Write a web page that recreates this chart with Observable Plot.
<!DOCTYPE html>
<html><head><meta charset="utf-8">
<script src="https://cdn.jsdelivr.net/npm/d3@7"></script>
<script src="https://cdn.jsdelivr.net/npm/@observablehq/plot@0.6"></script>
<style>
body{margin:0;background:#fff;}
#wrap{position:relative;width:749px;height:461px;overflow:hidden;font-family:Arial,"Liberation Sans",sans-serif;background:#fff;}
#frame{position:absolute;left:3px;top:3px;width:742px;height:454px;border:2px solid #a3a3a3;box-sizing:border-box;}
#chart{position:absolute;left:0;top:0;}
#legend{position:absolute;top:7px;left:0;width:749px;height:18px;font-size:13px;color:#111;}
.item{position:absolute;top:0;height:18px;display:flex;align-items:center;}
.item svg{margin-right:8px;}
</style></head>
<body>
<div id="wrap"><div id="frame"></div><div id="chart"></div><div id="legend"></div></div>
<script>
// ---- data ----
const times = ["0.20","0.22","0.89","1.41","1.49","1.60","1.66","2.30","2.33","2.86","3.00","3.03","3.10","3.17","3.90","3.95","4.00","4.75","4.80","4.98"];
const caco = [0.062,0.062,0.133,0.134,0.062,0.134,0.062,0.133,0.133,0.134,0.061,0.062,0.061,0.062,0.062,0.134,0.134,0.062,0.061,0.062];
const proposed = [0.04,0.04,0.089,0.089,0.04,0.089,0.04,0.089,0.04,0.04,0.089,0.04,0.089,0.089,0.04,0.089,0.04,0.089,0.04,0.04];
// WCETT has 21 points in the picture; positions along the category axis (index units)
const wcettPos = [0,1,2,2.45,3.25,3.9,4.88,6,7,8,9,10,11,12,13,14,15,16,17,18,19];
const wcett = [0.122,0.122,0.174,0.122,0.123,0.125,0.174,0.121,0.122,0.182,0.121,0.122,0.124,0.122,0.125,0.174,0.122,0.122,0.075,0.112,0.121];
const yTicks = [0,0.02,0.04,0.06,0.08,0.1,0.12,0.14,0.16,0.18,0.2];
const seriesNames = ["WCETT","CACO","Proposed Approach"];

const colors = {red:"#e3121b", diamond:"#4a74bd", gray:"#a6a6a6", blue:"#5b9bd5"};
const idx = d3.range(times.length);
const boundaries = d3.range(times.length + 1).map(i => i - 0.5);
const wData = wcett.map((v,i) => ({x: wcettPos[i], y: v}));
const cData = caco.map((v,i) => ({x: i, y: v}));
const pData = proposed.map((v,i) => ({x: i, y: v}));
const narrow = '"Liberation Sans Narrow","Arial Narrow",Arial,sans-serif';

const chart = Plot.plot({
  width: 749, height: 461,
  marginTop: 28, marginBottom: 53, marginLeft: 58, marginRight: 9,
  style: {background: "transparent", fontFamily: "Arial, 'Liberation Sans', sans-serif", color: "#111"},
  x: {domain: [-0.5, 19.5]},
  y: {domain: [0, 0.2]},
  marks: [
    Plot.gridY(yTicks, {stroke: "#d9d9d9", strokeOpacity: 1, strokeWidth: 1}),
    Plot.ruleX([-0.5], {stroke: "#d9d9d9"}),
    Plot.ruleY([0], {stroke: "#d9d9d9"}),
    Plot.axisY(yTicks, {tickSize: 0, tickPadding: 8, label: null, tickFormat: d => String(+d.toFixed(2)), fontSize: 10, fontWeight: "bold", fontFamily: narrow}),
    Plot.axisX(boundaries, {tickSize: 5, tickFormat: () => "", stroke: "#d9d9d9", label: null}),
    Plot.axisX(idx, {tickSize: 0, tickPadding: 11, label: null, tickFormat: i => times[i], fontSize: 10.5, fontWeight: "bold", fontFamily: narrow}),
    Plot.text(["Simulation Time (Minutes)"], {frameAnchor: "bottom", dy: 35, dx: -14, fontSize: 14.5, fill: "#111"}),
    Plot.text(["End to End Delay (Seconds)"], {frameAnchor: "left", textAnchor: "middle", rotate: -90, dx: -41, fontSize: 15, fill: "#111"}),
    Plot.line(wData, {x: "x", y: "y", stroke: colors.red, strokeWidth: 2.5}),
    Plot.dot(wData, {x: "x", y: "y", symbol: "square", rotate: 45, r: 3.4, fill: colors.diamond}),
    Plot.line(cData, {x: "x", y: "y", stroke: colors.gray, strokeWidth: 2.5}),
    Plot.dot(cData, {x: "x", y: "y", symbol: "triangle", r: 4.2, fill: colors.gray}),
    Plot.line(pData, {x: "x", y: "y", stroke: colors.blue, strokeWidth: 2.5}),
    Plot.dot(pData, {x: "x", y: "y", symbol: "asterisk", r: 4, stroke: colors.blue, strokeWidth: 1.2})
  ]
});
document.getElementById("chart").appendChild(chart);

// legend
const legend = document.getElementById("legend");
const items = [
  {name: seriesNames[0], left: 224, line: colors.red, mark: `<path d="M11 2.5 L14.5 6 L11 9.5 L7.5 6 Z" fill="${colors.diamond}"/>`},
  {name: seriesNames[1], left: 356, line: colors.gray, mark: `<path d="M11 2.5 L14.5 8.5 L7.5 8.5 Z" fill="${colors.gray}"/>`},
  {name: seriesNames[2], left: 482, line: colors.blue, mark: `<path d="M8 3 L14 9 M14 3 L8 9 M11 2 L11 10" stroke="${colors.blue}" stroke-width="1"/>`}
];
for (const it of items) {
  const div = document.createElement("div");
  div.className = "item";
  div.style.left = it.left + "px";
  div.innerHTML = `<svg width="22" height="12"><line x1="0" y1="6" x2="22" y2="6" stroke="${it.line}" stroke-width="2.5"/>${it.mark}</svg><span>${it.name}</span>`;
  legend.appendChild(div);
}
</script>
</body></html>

───

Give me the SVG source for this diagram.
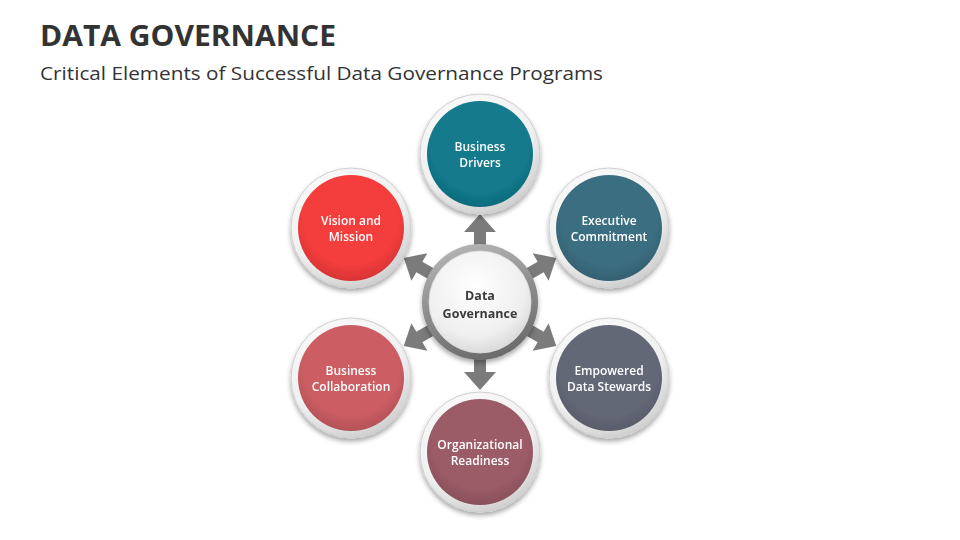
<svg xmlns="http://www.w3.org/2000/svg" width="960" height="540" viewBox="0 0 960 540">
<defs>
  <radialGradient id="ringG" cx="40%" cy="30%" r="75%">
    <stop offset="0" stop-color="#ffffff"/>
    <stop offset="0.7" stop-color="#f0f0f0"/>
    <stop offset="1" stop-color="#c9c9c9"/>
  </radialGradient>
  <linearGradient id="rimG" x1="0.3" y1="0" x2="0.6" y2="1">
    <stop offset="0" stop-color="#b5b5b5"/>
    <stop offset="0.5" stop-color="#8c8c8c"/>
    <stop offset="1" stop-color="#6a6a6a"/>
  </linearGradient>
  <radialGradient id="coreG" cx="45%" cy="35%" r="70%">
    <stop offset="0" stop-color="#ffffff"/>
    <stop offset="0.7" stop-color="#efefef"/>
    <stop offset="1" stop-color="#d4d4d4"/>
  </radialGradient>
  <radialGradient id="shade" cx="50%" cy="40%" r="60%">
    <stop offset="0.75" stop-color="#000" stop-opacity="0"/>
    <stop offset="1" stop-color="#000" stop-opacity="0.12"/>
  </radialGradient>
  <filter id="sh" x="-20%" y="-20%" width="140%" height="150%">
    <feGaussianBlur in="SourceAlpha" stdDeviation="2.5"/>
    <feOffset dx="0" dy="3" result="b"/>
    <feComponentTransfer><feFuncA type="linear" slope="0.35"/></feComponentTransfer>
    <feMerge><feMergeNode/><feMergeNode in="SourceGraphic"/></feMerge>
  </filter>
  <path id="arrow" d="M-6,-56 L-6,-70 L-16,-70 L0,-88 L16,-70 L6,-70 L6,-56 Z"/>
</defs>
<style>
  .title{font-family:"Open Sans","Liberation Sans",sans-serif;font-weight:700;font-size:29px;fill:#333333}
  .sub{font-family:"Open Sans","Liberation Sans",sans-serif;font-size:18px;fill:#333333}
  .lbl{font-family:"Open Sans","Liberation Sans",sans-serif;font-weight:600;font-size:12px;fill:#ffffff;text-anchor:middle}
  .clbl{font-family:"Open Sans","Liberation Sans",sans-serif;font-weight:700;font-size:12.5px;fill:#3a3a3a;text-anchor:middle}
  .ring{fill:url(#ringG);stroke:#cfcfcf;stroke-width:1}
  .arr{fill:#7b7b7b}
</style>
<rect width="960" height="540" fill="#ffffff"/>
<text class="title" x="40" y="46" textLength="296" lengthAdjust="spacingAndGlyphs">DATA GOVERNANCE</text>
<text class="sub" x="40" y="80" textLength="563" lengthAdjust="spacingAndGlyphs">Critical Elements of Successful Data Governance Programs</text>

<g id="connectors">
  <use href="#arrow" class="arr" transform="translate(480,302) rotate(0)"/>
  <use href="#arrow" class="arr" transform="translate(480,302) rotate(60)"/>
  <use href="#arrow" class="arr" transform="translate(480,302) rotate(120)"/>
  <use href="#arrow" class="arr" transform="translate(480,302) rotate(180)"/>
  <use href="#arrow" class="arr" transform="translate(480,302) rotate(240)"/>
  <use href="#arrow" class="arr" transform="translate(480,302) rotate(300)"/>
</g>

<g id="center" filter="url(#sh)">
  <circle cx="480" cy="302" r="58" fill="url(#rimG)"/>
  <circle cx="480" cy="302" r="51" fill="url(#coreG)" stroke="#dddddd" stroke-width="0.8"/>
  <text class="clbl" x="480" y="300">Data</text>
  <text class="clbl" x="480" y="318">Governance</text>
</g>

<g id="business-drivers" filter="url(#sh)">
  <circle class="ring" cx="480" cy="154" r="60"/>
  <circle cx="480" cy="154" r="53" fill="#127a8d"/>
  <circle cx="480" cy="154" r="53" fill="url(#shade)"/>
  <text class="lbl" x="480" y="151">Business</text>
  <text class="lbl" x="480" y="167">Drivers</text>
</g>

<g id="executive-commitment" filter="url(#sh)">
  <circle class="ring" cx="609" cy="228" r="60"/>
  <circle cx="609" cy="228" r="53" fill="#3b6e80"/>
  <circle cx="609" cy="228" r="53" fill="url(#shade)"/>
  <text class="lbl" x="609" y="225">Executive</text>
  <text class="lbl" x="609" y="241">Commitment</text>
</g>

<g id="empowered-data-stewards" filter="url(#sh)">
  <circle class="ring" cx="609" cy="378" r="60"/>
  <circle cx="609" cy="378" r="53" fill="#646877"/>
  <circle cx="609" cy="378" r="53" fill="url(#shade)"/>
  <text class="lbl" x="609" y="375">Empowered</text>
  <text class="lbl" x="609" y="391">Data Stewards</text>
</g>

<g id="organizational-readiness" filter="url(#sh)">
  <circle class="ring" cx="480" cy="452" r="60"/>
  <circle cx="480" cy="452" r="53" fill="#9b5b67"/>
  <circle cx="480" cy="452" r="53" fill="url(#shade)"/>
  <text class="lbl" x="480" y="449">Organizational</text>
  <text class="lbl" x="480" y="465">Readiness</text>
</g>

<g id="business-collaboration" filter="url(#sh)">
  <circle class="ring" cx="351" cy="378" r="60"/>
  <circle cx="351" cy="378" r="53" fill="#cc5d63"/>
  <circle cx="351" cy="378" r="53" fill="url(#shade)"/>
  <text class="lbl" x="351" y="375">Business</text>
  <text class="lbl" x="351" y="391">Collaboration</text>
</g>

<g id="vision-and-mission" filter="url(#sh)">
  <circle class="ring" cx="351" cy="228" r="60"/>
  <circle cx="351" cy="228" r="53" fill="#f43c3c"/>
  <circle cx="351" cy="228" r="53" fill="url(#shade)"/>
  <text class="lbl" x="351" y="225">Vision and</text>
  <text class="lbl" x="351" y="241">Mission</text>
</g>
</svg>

───

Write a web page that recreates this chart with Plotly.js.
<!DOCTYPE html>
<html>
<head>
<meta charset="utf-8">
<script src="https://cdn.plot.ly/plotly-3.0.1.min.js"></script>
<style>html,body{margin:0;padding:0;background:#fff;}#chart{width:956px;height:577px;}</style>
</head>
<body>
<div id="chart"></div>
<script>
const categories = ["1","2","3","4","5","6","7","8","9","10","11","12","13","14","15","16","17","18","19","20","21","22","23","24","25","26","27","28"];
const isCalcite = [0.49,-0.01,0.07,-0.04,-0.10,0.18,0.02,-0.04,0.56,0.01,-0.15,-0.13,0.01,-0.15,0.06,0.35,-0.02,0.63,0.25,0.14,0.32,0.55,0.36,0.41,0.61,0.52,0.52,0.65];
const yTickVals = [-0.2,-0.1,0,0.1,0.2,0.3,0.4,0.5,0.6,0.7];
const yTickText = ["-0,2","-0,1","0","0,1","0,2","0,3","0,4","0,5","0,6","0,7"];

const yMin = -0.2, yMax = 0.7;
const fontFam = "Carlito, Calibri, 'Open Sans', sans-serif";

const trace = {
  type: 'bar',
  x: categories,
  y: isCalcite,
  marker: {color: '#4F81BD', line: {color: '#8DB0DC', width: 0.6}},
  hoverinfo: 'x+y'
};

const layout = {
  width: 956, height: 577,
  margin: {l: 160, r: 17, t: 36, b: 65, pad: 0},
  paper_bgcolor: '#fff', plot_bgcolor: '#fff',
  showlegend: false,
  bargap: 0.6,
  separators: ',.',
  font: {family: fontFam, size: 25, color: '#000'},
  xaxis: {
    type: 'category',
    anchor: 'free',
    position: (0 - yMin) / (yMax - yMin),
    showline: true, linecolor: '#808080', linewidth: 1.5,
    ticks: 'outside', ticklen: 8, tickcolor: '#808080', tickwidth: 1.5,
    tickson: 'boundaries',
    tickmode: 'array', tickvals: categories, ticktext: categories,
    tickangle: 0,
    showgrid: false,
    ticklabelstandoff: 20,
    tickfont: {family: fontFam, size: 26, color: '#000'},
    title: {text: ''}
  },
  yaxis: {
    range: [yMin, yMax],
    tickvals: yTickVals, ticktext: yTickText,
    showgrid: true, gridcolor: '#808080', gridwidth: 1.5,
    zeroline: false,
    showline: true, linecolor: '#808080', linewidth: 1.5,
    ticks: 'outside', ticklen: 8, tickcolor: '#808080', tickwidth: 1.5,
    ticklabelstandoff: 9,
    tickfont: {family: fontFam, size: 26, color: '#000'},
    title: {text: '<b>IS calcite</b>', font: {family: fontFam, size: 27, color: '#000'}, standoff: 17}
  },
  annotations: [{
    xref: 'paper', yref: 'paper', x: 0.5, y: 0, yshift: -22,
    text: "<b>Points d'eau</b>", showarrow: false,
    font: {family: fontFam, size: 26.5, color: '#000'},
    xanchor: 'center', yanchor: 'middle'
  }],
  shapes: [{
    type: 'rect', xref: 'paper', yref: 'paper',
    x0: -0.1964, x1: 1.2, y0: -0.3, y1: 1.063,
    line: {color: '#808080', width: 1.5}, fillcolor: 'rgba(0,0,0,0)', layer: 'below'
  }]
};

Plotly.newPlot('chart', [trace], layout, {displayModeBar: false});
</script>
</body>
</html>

───

_GOAL_
Which lines hold the word "page"? Copy every one of them.

_OUTPUT FOR THIS TASK_
Write a web page that recreates this chart with Observable Plot.
Write a web page that recreates this chart with Plotly.js.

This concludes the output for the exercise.